Cuando no encontramos explicaciones a las perturbaciones que nos afectan, directa o indirectamente, nos sentimos en un estado de “shock”, de incertidumbres y aprensiones, dos de los peores enemigos del sosiego espiritual del ser humano. Y, sin embargo, insistimos en el afán de buscar respuestas para sentirnos más seguros.
La irrupción impetuosa de Donald Trump es apenas una muestra de esta confusión que apremia al mundo de la política, la economía, academia y medios de comunicación.
¿Cómo quedarán los mapas después de esta impensable alianza concertada entre Putin y Trump? ¿Será esta una repetición geoestratégica de lo sucedido en Yalta en 1945, cuando, en apenas 7 días, los imperios se repartieron el mundo? ¿Cuánto de esto nos afecta? Justo cuando comenzábamos a desentrañar los sucesos en Ucrania y en Gaza, se viene este aluvión tempestuoso que genera más preguntas que respuestas; que siembra dudas terribles sobre el futuro.
¿Dónde se ubica la antifragilidad, es decir, la construcción de los mecanismos de defensa que propone Nassim Taleb? No se encuentra por ningún lado; lo cual representa un peligro inminente para tomar las precauciones debidas, sobre todo para el resto de los países, antes que quedemos en medio de la vorágine y sea demasiado tarde.
Los académicos, principalmente los de izquierdas, tienden a justificar la complejidad de los cambios en términos conflictivos, por comodidad y holgazanería intelectual. Es una vieja manía científica, según explica el centenario Edgar Morin, la de despedazar y reducir la complejidad a términos sencillos, provocando una pérdida de la visión panorámica mundial.
Es como tratar de ver el universo con un microscopio. Seguir explicando los fenómenos con los viejos marcos teóricos que ya comienzan a agotarse, impide la posibilidad de brindar respuestas en términos prácticos. Las ciencias sociales se quedaron rezagadas frente a las toneladas de información disponibles en las carreteras virtuales, como el Big Data y la utilísima Inteligencia Artificial.

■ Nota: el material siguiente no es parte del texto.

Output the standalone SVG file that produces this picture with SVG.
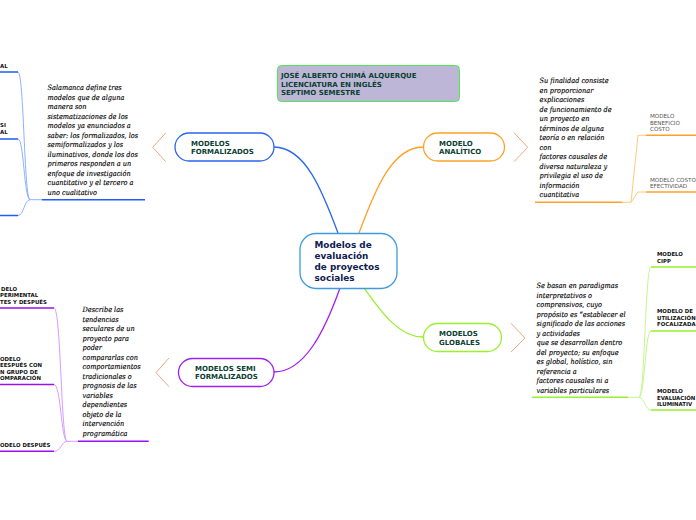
<svg xmlns="http://www.w3.org/2000/svg" width="696" height="520" viewBox="0 0 696 520">
<style>
.l{font-family:"DejaVu Sans",sans-serif;font-weight:700;font-size:7px;fill:#0a4030}
.s{font-family:"DejaVu Sans",sans-serif;font-weight:700;font-size:5.4px;fill:#111}
.g{font-family:"DejaVu Sans",sans-serif;font-size:5.6px;fill:#555}
.d{font-family:"DejaVu Serif Condensed","DejaVu Serif",serif;font-style:italic;font-size:7.3px;fill:#000;stroke:#000;stroke-width:.12}
.c{font-family:"DejaVu Sans",sans-serif;font-weight:700;font-size:8.9px;fill:#10204f}
.n{fill:#fff;stroke-width:1.3}
.f{fill:none}
.ch{fill:none;stroke:#eda581;stroke-width:1}
</style>
<rect width="696" height="520" fill="#fff"/>
<g id="connectors" class="f">
<path d="M338 233C322 190 305 147 274 147" stroke="#2a66ee" stroke-width="1.3"/>
<path d="M359 233C375 190 392 147 423 147" stroke="#ffa126" stroke-width="1.3"/>
<path d="M340 288C325 330 305 372 274 372" stroke="#a020f0" stroke-width="1.3"/>
<path d="M364 288C380 310 398 337 423 337" stroke="#9af02e" stroke-width="1.3"/>
<g stroke="#1f5cf5" stroke-width="1.6"><path d="M42 199.7H145M0 72H18M0 139H18M0 215.5H18"/></g>
<g stroke="#8fb0ff" stroke-width="1"><path d="M42 199.7H30C24 199 24 72 18 72M30 199.7C24 199 24 139 18 139M30 199.7C24 200 24 215.5 18 215.5"/></g>
<g stroke="#9a10f0" stroke-width="1.6"><path d="M78 441.3H148.7M0 308H54M0 384.5H54M0 451.3H54"/></g>
<g stroke="#d49cff" stroke-width="1"><path d="M78 441.3H67C61 440 61 308 54 308M67 441.3C61 440 61 384.5 54 384.5M67 441.3C61 442 61 451.3 54 451.3"/></g>
<g stroke="#ffa126" stroke-width="1.6"><path d="M535 202.3H622M646 135.3H696M646 192H696"/></g>
<g stroke="#ffc880" stroke-width="1"><path d="M622 202.3H631L638 135.3H646M631 202.3L638 192H646"/></g>
<g stroke="#9af02e" stroke-width="1.6"><path d="M532 397.3H628M651 267H696M651 331H696M651 410H696"/></g>
<g stroke="#c5f58f" stroke-width="1"><path d="M628 397.3H639C645 396 645 267 651 267M639 397.3C645 396 645 331 651 331M639 397.3C645 398 645 410 651 410"/></g>
<path class="ch" d="M165.7 133L152.7 147.3L165.7 161.7"/>
<path class="ch" d="M169 358L156 372.7L169 386.7"/>
<path class="ch" d="M514 132.7L527.7 147.3L514 161.7"/>
<path class="ch" d="M511 323.3L525 338L511 352"/>
</g>
<g id="title"><rect x="277.5" y="65.5" width="182" height="36" rx="4" fill="#bdb6d6" stroke="#4fe84f" stroke-width="1"/>
<text class="l" x="281" y="78">JOSÉ ALBERTO CHIMÁ ALQUERQUE</text><text class="l" x="281" y="86.5">LICENCIATURA EN INGLÉS</text><text class="l" x="281" y="95">SEPTIMO SEMESTRE</text></g>
<g id="center"><rect x="300" y="233.5" width="97" height="55" rx="16" class="n" stroke="#3d9ade"/>
<text class="c" x="314.5" y="248">Modelos de</text><text class="c" x="314.5" y="259">evaluación</text><text class="c" x="314.5" y="270">de proyectos</text><text class="c" x="314.5" y="281">sociales</text></g>
<g id="formalizados"><rect x="175" y="133" width="99" height="28" rx="14" class="n" stroke="#2a66ee"/>
<text class="l" x="191" y="145.5">MODELOS</text><text class="l" x="191" y="154">FORMALIZADOS</text></g>
<g id="analitico"><rect x="423.5" y="133" width="81" height="28" rx="14" class="n" stroke="#ffa126"/>
<text class="l" x="439" y="146">MODELO</text><text class="l" x="439" y="154">ANALÍTICO</text></g>
<g id="semi"><rect x="178.5" y="358.5" width="95.5" height="28" rx="14" class="n" stroke="#a020f0"/>
<text class="l" x="195" y="371">MODELOS SEMI</text><text class="l" x="195" y="379">FORMALIZADOS</text></g>
<g id="globales"><rect x="423.5" y="323.5" width="78" height="28" rx="14" class="n" stroke="#9af02e"/>
<text class="l" x="439" y="336">MODELOS</text><text class="l" x="439" y="345">GLOBALES</text></g>
<g id="desc-formalizados"><text class="d" x="47.5" y="90">Salamanca define tres</text><text class="d" x="47.5" y="99.5">modelos que de alguna</text><text class="d" x="47.5" y="109">manera son</text><text class="d" x="47.5" y="118.5">sistematizaciones de los</text><text class="d" x="47.5" y="128">modelos ya enunciados a</text><text class="d" x="47.5" y="137.5">saber: los formalizados, los</text><text class="d" x="47.5" y="147">semiformalizados y los</text><text class="d" x="47.5" y="156.5">iluminativos, donde los dos</text><text class="d" x="47.5" y="166">primeros responden a un</text><text class="d" x="47.5" y="175.5">enfoque de investigación</text><text class="d" x="47.5" y="185">cuantitativo y el tercero a</text><text class="d" x="47.5" y="194.5">uno cualitativo</text></g>
<g id="desc-semi"><text class="d" x="82.5" y="312">Describe las</text><text class="d" x="82.5" y="321.5">tendencias</text><text class="d" x="82.5" y="331">seculares de un</text><text class="d" x="82.5" y="340.5">proyecto para</text><text class="d" x="82.5" y="350">poder</text><text class="d" x="82.5" y="359.5">compararlas con</text><text class="d" x="82.5" y="369">comportamientos</text><text class="d" x="82.5" y="378.5">tradicionales o</text><text class="d" x="82.5" y="388">prognosis de las</text><text class="d" x="82.5" y="397.5">variables</text><text class="d" x="82.5" y="407">dependientes</text><text class="d" x="82.5" y="416.5">objeto de la</text><text class="d" x="82.5" y="426">intervención</text><text class="d" x="82.5" y="435.5">programática</text></g>
<g id="desc-analitico"><text class="d" x="539.5" y="83">Su finalidad consiste</text><text class="d" x="539.5" y="92.5">en proporcionar</text><text class="d" x="539.5" y="102">explicaciones</text><text class="d" x="539.5" y="111.5">de funcionamiento de</text><text class="d" x="539.5" y="121">un proyecto en</text><text class="d" x="539.5" y="130.5">términos de alguna</text><text class="d" x="539.5" y="140">teoría o en relación</text><text class="d" x="539.5" y="149.5">con</text><text class="d" x="539.5" y="159">factores causales de</text><text class="d" x="539.5" y="168.5">diversa naturaleza y</text><text class="d" x="539.5" y="178">privilegia el uso de</text><text class="d" x="539.5" y="187.5">información</text><text class="d" x="539.5" y="197">cuantitativa</text></g>
<g id="desc-globales"><text class="d" x="536.5" y="288">Se basan en paradigmas</text><text class="d" x="536.5" y="297.5">interpretativos o</text><text class="d" x="536.5" y="307">comprensivos, cuyo</text><text class="d" x="536.5" y="316.5">propósito es “establecer el</text><text class="d" x="536.5" y="326">significado de las acciones</text><text class="d" x="536.5" y="335.5">y actividades</text><text class="d" x="536.5" y="345">que se desarrollan dentro</text><text class="d" x="536.5" y="354.5">del proyecto; su enfoque</text><text class="d" x="536.5" y="364">es global, holístico, sin</text><text class="d" x="536.5" y="373.5">referencia a</text><text class="d" x="536.5" y="383">factores causales ni a</text><text class="d" x="536.5" y="392.5">variables particulares</text></g>
<g id="l1"><text class="s" x="0" y="68">AL</text></g>
<g id="l2"><text class="s" x="0" y="127">SI</text><text class="s" x="0" y="134">AL</text></g>
<g id="p1"><text class="s" x="1" y="291">DELO</text><text class="s" x="0" y="297">PERIMENTAL</text><text class="s" x="0" y="304">TES Y DESPUÉS</text></g>
<g id="p2"><text class="s" x="0" y="361">ODELO</text><text class="s" x="0" y="367">EESPUÉS CON</text><text class="s" x="0" y="374">N GRUPO DE</text><text class="s" x="0" y="380">OMPARACIÓN</text></g>
<g id="p3"><text class="s" x="0" y="447">ODELO DESPUÉS</text></g>
<g id="o1"><text class="g" x="650" y="118">MODELO</text><text class="g" x="650" y="125">BENEFICIO</text><text class="g" x="650" y="131">COSTO</text></g>
<g id="o2"><text class="g" x="650" y="182">MODELO COSTO</text><text class="g" x="650" y="188">EFECTIVIDAD</text></g>
<g id="v1"><text class="s" x="657" y="256">MODELO</text><text class="s" x="657" y="263">CIPP</text></g>
<g id="v2"><text class="s" x="657" y="313">MODELO DE</text><text class="s" x="657" y="320">UTILIZACIÓN</text><text class="s" x="657" y="326">FOCALIZADA</text></g>
<g id="v3"><text class="s" x="657" y="393">MODELO</text><text class="s" x="657" y="400">EVALUACIÓN</text><text class="s" x="657" y="406">ILUMINATIV</text></g>
</svg>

Lo peor que nos puede pasar, como así parece ser, es justificar la inmovilidad institucional de nuestras sociedades, como si ese desorden se encargaría hegelianamente de darnos las respuestas masticadas para aprobar sin dificultades las pruebas de la historia, mientras la corrupción, el estancamiento económico, la inseguridad y la pobreza golpean inmisericordemente a millones en el Tercer Mundo.
En el caso de Honduras, ¿Dónde deberíamos converger institucionalmente para coordinar esfuerzos locales y regionales frente al caos desatado? ¿Dónde están los sesudos análisis que versan sobre ese caos que está afectando a nuestros países? Quién sabe.
Mientras permanezcamos inmóviles, corremos el riesgo de quedar en medio de la refriega, al vaivén de las decisiones de otros, como siempre ha sido.